**Problem to solve:**
Transcribe each line of the material as it is, and drop any picture.

**Dataset section:**
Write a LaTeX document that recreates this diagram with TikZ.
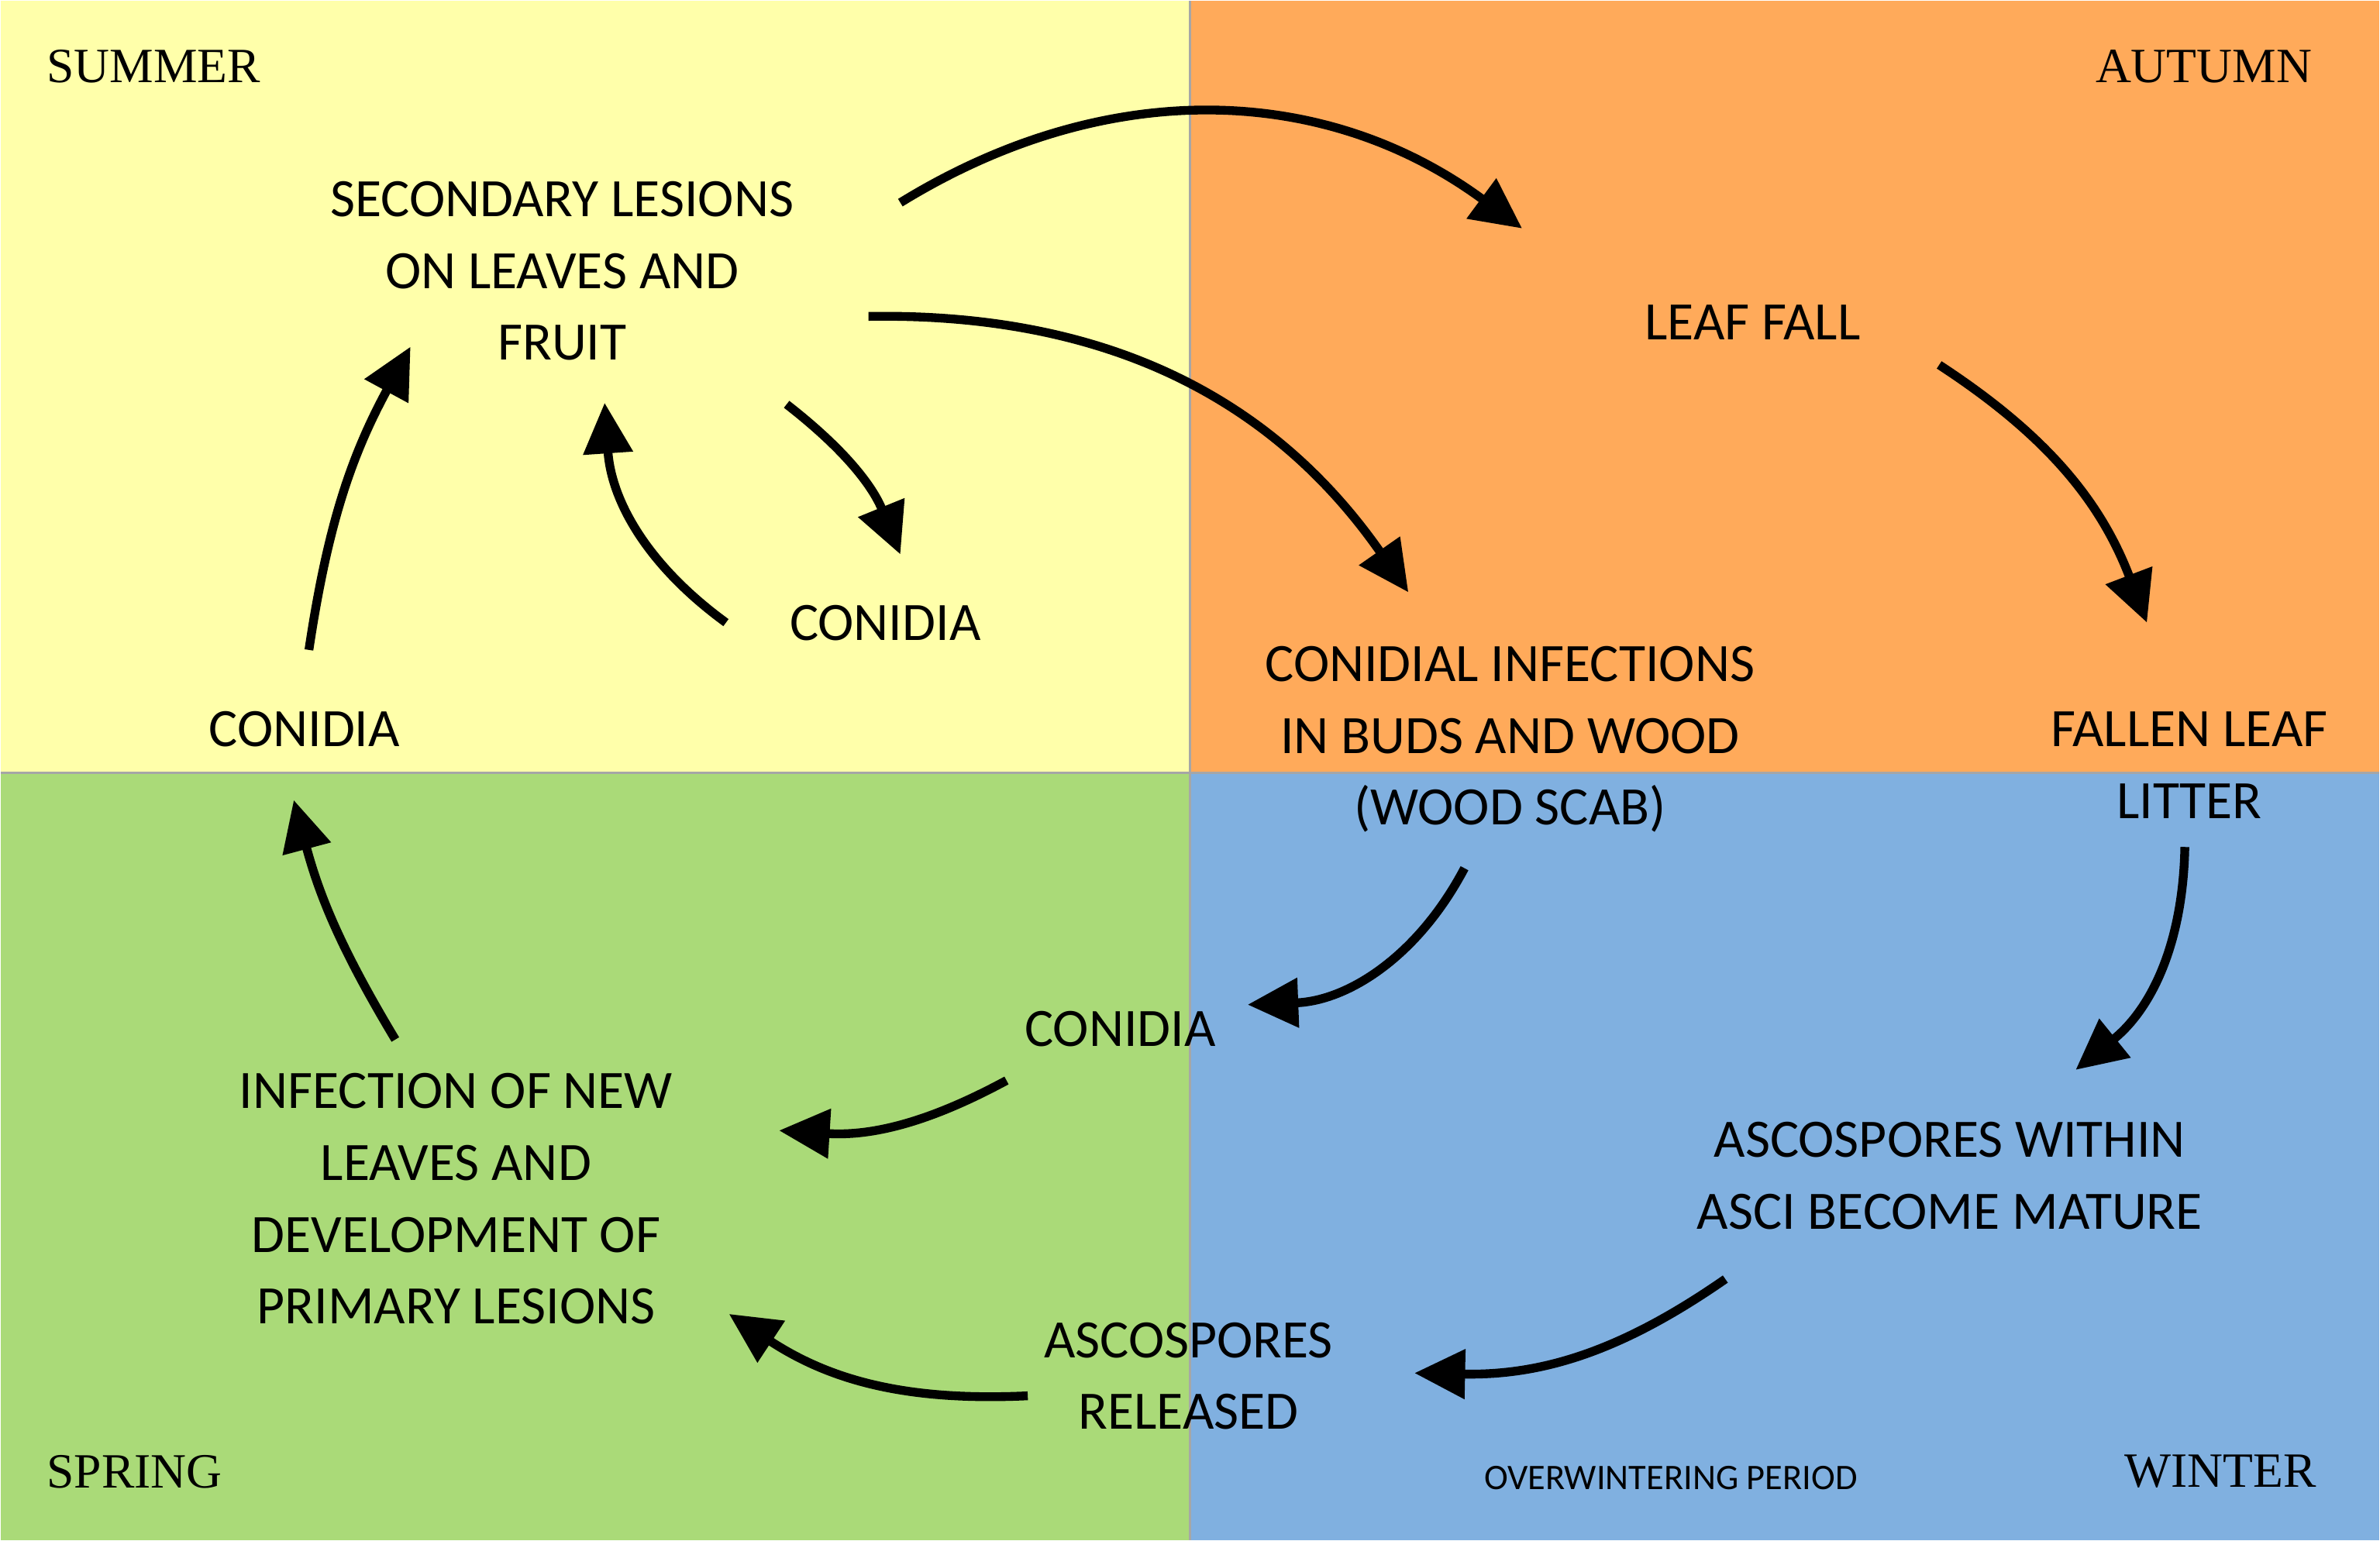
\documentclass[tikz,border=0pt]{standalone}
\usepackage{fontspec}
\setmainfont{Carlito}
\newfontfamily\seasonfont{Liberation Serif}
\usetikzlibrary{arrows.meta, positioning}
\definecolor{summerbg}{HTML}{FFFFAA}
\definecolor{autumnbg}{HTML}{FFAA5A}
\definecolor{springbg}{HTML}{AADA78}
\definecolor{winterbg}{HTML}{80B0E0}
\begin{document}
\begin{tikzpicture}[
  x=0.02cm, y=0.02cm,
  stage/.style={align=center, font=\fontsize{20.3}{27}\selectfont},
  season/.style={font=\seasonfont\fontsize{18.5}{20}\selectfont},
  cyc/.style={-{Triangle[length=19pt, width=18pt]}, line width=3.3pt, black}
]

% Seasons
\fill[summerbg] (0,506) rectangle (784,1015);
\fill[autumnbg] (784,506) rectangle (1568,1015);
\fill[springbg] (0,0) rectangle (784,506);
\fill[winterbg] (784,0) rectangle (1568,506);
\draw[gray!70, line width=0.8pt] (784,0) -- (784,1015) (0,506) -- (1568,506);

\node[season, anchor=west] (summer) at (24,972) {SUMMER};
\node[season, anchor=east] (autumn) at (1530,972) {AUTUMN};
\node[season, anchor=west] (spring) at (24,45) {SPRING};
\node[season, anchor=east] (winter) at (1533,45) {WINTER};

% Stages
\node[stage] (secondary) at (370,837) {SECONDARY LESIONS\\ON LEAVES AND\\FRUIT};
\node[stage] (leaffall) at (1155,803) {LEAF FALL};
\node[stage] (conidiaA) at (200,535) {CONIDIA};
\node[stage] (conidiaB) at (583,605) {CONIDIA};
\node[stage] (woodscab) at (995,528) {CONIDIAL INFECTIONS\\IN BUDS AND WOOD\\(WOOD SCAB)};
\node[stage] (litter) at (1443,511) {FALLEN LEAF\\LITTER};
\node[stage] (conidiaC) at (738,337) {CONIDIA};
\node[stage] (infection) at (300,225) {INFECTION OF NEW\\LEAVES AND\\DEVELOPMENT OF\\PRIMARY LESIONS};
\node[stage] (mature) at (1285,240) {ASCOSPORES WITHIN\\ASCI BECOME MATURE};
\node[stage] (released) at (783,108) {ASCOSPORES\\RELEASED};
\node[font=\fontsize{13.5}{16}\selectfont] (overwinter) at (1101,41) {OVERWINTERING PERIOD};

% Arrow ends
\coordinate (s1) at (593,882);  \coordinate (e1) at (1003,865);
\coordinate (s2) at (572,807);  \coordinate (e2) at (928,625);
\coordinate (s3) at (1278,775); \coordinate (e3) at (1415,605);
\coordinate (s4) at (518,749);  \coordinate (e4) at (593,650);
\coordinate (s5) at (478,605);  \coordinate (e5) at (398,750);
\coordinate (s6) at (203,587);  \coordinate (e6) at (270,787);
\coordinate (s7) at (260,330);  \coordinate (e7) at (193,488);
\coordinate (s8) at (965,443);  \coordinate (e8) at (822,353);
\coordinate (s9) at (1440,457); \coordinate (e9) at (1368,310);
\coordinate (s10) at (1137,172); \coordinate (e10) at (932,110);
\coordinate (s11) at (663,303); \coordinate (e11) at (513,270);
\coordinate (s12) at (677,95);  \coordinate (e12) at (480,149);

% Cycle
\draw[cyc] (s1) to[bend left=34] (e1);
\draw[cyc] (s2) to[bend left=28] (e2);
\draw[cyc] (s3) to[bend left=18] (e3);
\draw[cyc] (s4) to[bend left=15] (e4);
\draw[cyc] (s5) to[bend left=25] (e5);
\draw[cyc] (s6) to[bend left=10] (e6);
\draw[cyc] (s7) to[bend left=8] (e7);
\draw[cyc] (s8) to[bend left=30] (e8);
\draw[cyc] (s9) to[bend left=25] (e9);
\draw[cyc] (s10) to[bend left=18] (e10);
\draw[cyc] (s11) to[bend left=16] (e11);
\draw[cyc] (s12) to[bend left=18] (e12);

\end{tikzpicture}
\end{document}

**Task output:**
Write a LaTeX document that recreates this diagram with TikZ.
\documentclass[tikz,border=0pt]{standalone}
\usepackage{fontspec}
\setmainfont{Carlito}
\newfontfamily\seasonfont{Liberation Serif}
\usetikzlibrary{arrows.meta, positioning}
\definecolor{summerbg}{HTML}{FFFFAA}
\definecolor{autumnbg}{HTML}{FFAA5A}
\definecolor{springbg}{HTML}{AADA78}
\definecolor{winterbg}{HTML}{80B0E0}
\begin{document}
\begin{tikzpicture}[
  x=0.02cm, y=0.02cm,
  stage/.style={align=center, font=\fontsize{20.3}{27}\selectfont},
  season/.style={font=\seasonfont\fontsize{18.5}{20}\selectfont},
  cyc/.style={-{Triangle[length=19pt, width=18pt]}, line width=3.3pt, black}
]

% Seasons
\fill[summerbg] (0,506) rectangle (784,1015);
\fill[autumnbg] (784,506) rectangle (1568,1015);
\fill[springbg] (0,0) rectangle (784,506);
\fill[winterbg] (784,0) rectangle (1568,506);
\draw[gray!70, line width=0.8pt] (784,0) -- (784,1015) (0,506) -- (1568,506);

\node[season, anchor=west] (summer) at (24,972) {SUMMER};
\node[season, anchor=east] (autumn) at (1530,972) {AUTUMN};
\node[season, anchor=west] (spring) at (24,45) {SPRING};
\node[season, anchor=east] (winter) at (1533,45) {WINTER};

% Stages
\node[stage] (secondary) at (370,837) {SECONDARY LESIONS\\ON LEAVES AND\\FRUIT};
\node[stage] (leaffall) at (1155,803) {LEAF FALL};
\node[stage] (conidiaA) at (200,535) {CONIDIA};
\node[stage] (conidiaB) at (583,605) {CONIDIA};
\node[stage] (woodscab) at (995,528) {CONIDIAL INFECTIONS\\IN BUDS AND WOOD\\(WOOD SCAB)};
\node[stage] (litter) at (1443,511) {FALLEN LEAF\\LITTER};
\node[stage] (conidiaC) at (738,337) {CONIDIA};
\node[stage] (infection) at (300,225) {INFECTION OF NEW\\LEAVES AND\\DEVELOPMENT OF\\PRIMARY LESIONS};
\node[stage] (mature) at (1285,240) {ASCOSPORES WITHIN\\ASCI BECOME MATURE};
\node[stage] (released) at (783,108) {ASCOSPORES\\RELEASED};
\node[font=\fontsize{13.5}{16}\selectfont] (overwinter) at (1101,41) {OVERWINTERING PERIOD};

% Arrow ends
\coordinate (s1) at (593,882);  \coordinate (e1) at (1003,865);
\coordinate (s2) at (572,807);  \coordinate (e2) at (928,625);
\coordinate (s3) at (1278,775); \coordinate (e3) at (1415,605);
\coordinate (s4) at (518,749);  \coordinate (e4) at (593,650);
\coordinate (s5) at (478,605);  \coordinate (e5) at (398,750);
\coordinate (s6) at (203,587);  \coordinate (e6) at (270,787);
\coordinate (s7) at (260,330);  \coordinate (e7) at (193,488);
\coordinate (s8) at (965,443);  \coordinate (e8) at (822,353);
\coordinate (s9) at (1440,457); \coordinate (e9) at (1368,310);
\coordinate (s10) at (1137,172); \coordinate (e10) at (932,110);
\coordinate (s11) at (663,303); \coordinate (e11) at (513,270);
\coordinate (s12) at (677,95);  \coordinate (e12) at (480,149);

% Cycle
\draw[cyc] (s1) to[bend left=34] (e1);
\draw[cyc] (s2) to[bend left=28] (e2);
\draw[cyc] (s3) to[bend left=18] (e3);
\draw[cyc] (s4) to[bend left=15] (e4);
\draw[cyc] (s5) to[bend left=25] (e5);
\draw[cyc] (s6) to[bend left=10] (e6);
\draw[cyc] (s7) to[bend left=8] (e7);
\draw[cyc] (s8) to[bend left=30] (e8);
\draw[cyc] (s9) to[bend left=25] (e9);
\draw[cyc] (s10) to[bend left=18] (e10);
\draw[cyc] (s11) to[bend left=16] (e11);
\draw[cyc] (s12) to[bend left=18] (e12);

\end{tikzpicture}
\end{document}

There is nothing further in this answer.